Noch im Herbst 1989 hagelte es Aufrufe, die DDR ja nicht zu "destabilisieren", kurz darauf hieß es, man dürfe die "Einheit nicht überstürzen". Waren dies womöglich gar die letzten Versuche, der europäischen Integration noch einmal Zeit zu verschaffen, den rasanten deutschen Einigungsprozeß in letzter Minute zu überholen? Damit in einer "Politischen Union" Europas, die nach damaligem Wunsch gleichzeitig mit der Währungsunion kommen sollte (und dann doch nicht kam), Bundesrepublik und DDR nicht enger miteinander verbunden wären als mit Portugal oder Italien? Solche Fragen zu stellen ist legitim. Sie sagen nicht nur einiges über die damalige Lage aus, sondern auch über die innere Verfaßtheit bundesdeutscher Politik insgesamt – bis in unsere Tage. Daß sie von den Verantwortlichen derart hoch emotional zurückgewiesen werden, reizt erst recht zum Nachdenken.

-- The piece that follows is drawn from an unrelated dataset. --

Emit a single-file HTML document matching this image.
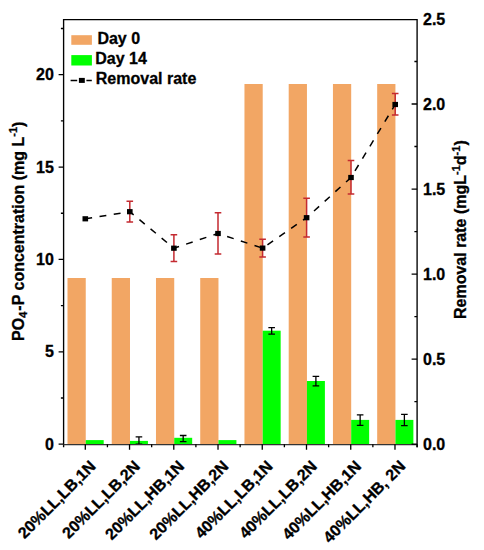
<!DOCTYPE html>
<html><head><meta charset="utf-8"><style>
html,body{margin:0;padding:0;background:#fff;width:484px;height:550px;overflow:hidden}
svg{display:block}
text{font-family:"Liberation Sans", sans-serif;font-weight:bold;fill:#000;stroke:#000;stroke-width:0.3px}
</style></head><body>
<svg width="484" height="550" viewBox="0 0 484 550">
<rect x="67.50" y="278.00" width="18.25" height="166.20" fill="#F2A664"/>
<rect x="85.75" y="440.10" width="17.95" height="4.10" fill="#00FF00"/>
<rect x="111.74" y="278.00" width="18.25" height="166.20" fill="#F2A664"/>
<rect x="129.99" y="440.90" width="17.95" height="3.30" fill="#00FF00"/>
<rect x="155.98" y="278.00" width="18.25" height="166.20" fill="#F2A664"/>
<rect x="174.23" y="437.80" width="17.95" height="6.40" fill="#00FF00"/>
<rect x="200.22" y="278.00" width="18.25" height="166.20" fill="#F2A664"/>
<rect x="218.47" y="440.10" width="17.95" height="4.10" fill="#00FF00"/>
<rect x="244.46" y="84.00" width="18.25" height="360.20" fill="#F2A664"/>
<rect x="262.71" y="330.70" width="17.95" height="113.50" fill="#00FF00"/>
<rect x="288.70" y="84.00" width="18.25" height="360.20" fill="#F2A664"/>
<rect x="306.95" y="381.00" width="17.95" height="63.20" fill="#00FF00"/>
<rect x="332.94" y="84.00" width="18.25" height="360.20" fill="#F2A664"/>
<rect x="351.19" y="419.90" width="17.95" height="24.30" fill="#00FF00"/>
<rect x="377.18" y="84.00" width="18.25" height="360.20" fill="#F2A664"/>
<rect x="395.43" y="419.90" width="17.95" height="24.30" fill="#00FF00"/>
<path d="M138.94 436.80V444.20M135.64 436.80H142.24M135.64 444.20H142.24" stroke="#000" stroke-width="1.3" fill="none"/>
<path d="M183.18 435.50V441.70M179.88 435.50H186.48M179.88 441.70H186.48" stroke="#000" stroke-width="1.3" fill="none"/>
<path d="M271.66 327.60V334.20M268.36 327.60H274.96M268.36 334.20H274.96" stroke="#000" stroke-width="1.3" fill="none"/>
<path d="M315.90 376.30V385.80M312.60 376.30H319.20M312.60 385.80H319.20" stroke="#000" stroke-width="1.3" fill="none"/>
<path d="M360.14 414.90V425.30M356.84 414.90H363.44M356.84 425.30H363.44" stroke="#000" stroke-width="1.3" fill="none"/>
<path d="M404.38 414.40V425.60M401.08 414.40H407.68M401.08 425.60H407.68" stroke="#000" stroke-width="1.3" fill="none"/>
<path d="M85.30 218.80 L129.80 211.70 L173.90 248.20 L218.00 233.50 L262.60 248.10 L306.60 217.70 L351.00 177.50 L395.20 104.50" stroke="#000" stroke-width="1.5" fill="none" stroke-dasharray="6.9 7.5" stroke-dashoffset="0"/>
<path d="M129.80 201.20V221.90M126.50 201.20H133.10M126.50 221.90H133.10" stroke="#C42A30" stroke-width="1.5" fill="none"/>
<path d="M173.90 234.70V261.40M170.60 234.70H177.20M170.60 261.40H177.20" stroke="#C42A30" stroke-width="1.5" fill="none"/>
<path d="M218.00 212.70V254.00M214.70 212.70H221.30M214.70 254.00H221.30" stroke="#C42A30" stroke-width="1.5" fill="none"/>
<path d="M262.60 239.30V256.90M259.30 239.30H265.90M259.30 256.90H265.90" stroke="#C42A30" stroke-width="1.5" fill="none"/>
<path d="M306.60 198.30V237.10M303.30 198.30H309.90M303.30 237.10H309.90" stroke="#C42A30" stroke-width="1.5" fill="none"/>
<path d="M351.00 160.40V194.00M347.70 160.40H354.30M347.70 194.00H354.30" stroke="#C42A30" stroke-width="1.5" fill="none"/>
<path d="M395.20 93.60V115.00M391.90 93.60H398.50M391.90 115.00H398.50" stroke="#C42A30" stroke-width="1.5" fill="none"/>
<rect x="82.50" y="216.20" width="5.6" height="5.2" fill="#000"/>
<rect x="127.00" y="209.10" width="5.6" height="5.2" fill="#000"/>
<rect x="171.10" y="245.60" width="5.6" height="5.2" fill="#000"/>
<rect x="215.20" y="230.90" width="5.6" height="5.2" fill="#000"/>
<rect x="259.80" y="245.50" width="5.6" height="5.2" fill="#000"/>
<rect x="303.80" y="215.10" width="5.6" height="5.2" fill="#000"/>
<rect x="348.20" y="174.90" width="5.6" height="5.2" fill="#000"/>
<rect x="392.40" y="101.90" width="5.6" height="5.2" fill="#000"/>
<path d="M63.60 447.20V19.60H417.10V447.20" stroke="#000" stroke-width="1.35" fill="none"/>
<path d="M63.00 444.65H417.70" stroke="#333" stroke-width="1.15" fill="none"/>
<path d="M58.60 444.20H63.60M58.60 351.82H63.60M58.60 259.45H63.60M58.60 167.07H63.60M58.60 74.70H63.60M60.90 398.01H63.60M60.90 305.64H63.60M60.90 213.26H63.60M60.90 120.89H63.60M60.90 28.51H63.60M85.30 444.20V449.70M129.54 444.20V449.70M173.78 444.20V449.70M218.02 444.20V449.70M262.26 444.20V449.70M306.50 444.20V449.70M350.74 444.20V449.70M394.98 444.20V449.70M107.42 444.20V447.20M151.66 444.20V447.20M195.90 444.20V447.20M240.14 444.20V447.20M284.38 444.20V447.20M328.62 444.20V447.20M372.86 444.20V447.20M417.10 444.20V447.20M411.60 444.20H417.10M411.60 359.15H417.10M411.60 274.10H417.10M411.60 189.05H417.10M411.60 104.00H417.10M414.40 401.68H417.10M414.40 316.62H417.10M414.40 231.57H417.10M414.40 146.52H417.10M414.40 61.48H417.10" stroke="#000" stroke-width="1.3" fill="none"/>
<text x="53.8" y="449.80" text-anchor="end" font-size="16">0</text>
<text x="53.8" y="357.43" text-anchor="end" font-size="16">5</text>
<text x="53.8" y="265.05" text-anchor="end" font-size="16">10</text>
<text x="53.8" y="172.67" text-anchor="end" font-size="16">15</text>
<text x="53.8" y="80.30" text-anchor="end" font-size="16">20</text>
<text x="423.0" y="449.80" font-size="16">0.0</text>
<text x="423.0" y="364.75" font-size="16">0.5</text>
<text x="423.0" y="279.70" font-size="16">1.0</text>
<text x="423.0" y="194.65" font-size="16">1.5</text>
<text x="423.0" y="109.60" font-size="16">2.0</text>
<text x="423.0" y="24.70" font-size="16">2.5</text>
<text transform="translate(96.80 467.20) rotate(-45)" x="0" y="0" text-anchor="end" font-size="16">20%LL,LB,1N</text>
<text transform="translate(141.04 467.20) rotate(-45)" x="0" y="0" text-anchor="end" font-size="16">20%LL,LB,2N</text>
<text transform="translate(185.28 467.20) rotate(-45)" x="0" y="0" text-anchor="end" font-size="16">20%LL,HB,1N</text>
<text transform="translate(229.52 467.20) rotate(-45)" x="0" y="0" text-anchor="end" font-size="16">20%LL,HB,2N</text>
<text transform="translate(273.76 467.20) rotate(-45)" x="0" y="0" text-anchor="end" font-size="16">40%LL,LB,1N</text>
<text transform="translate(318.00 467.20) rotate(-45)" x="0" y="0" text-anchor="end" font-size="16">40%LL,LB,2N</text>
<text transform="translate(362.24 467.20) rotate(-45)" x="0" y="0" text-anchor="end" font-size="16">40%LL,HB,1N</text>
<text transform="translate(406.48 467.20) rotate(-45)" x="0" y="0" text-anchor="end" font-size="16">40%LL,HB, 2N</text>
<rect x="71.3" y="35.2" width="20.6" height="9.6" fill="#F2A664"/>
<rect x="71.3" y="55.1" width="20.6" height="10.4" fill="#00FF00"/>
<path d="M70.6 80.5H77.2M86.4 80.5H91.8" stroke="#000" stroke-width="1.3"/>
<rect x="78.9" y="77.9" width="5.9" height="5.0" fill="#000"/>
<text x="97.4" y="43.9" font-size="16">Day 0</text>
<text x="95.3" y="63.6" font-size="16">Day 14</text>
<text x="95.8" y="83.8" font-size="16">Removal rate</text>
<text transform="translate(23.6 341) rotate(-90)" font-size="16">PO<tspan font-size="11.5" dy="3">4</tspan><tspan dy="-3" dx="0.8">-P concentration (mg L</tspan><tspan font-size="11" dy="-6.5">-1</tspan><tspan dy="6.5">)</tspan></text>
<text transform="translate(465.5 319.0) rotate(-90)" font-size="16">Removal rate (mgL<tspan font-size="11" dy="-6">-1</tspan><tspan dy="6">d</tspan><tspan font-size="11" dy="-6">-1</tspan><tspan dy="6">)</tspan></text>
</svg>
</body></html>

Einer weiteren Legende half Ex-Außenminister Genscher selbst zum Sturz: Die endgültige Abtrennung der Ostgebiete sei "der Preis der Einheit" gewesen, hatte Helmut Kohl den Überlebenden der Vertreibung gegenüber beteuert. Genscher hingegen betonte, daß jene Abtretung absolut freiwillig, ohne jeden Zwang erfolgt sei. Eine Darstellung, welcher der "Kanzler der Einheit" diesmal nicht widersprach.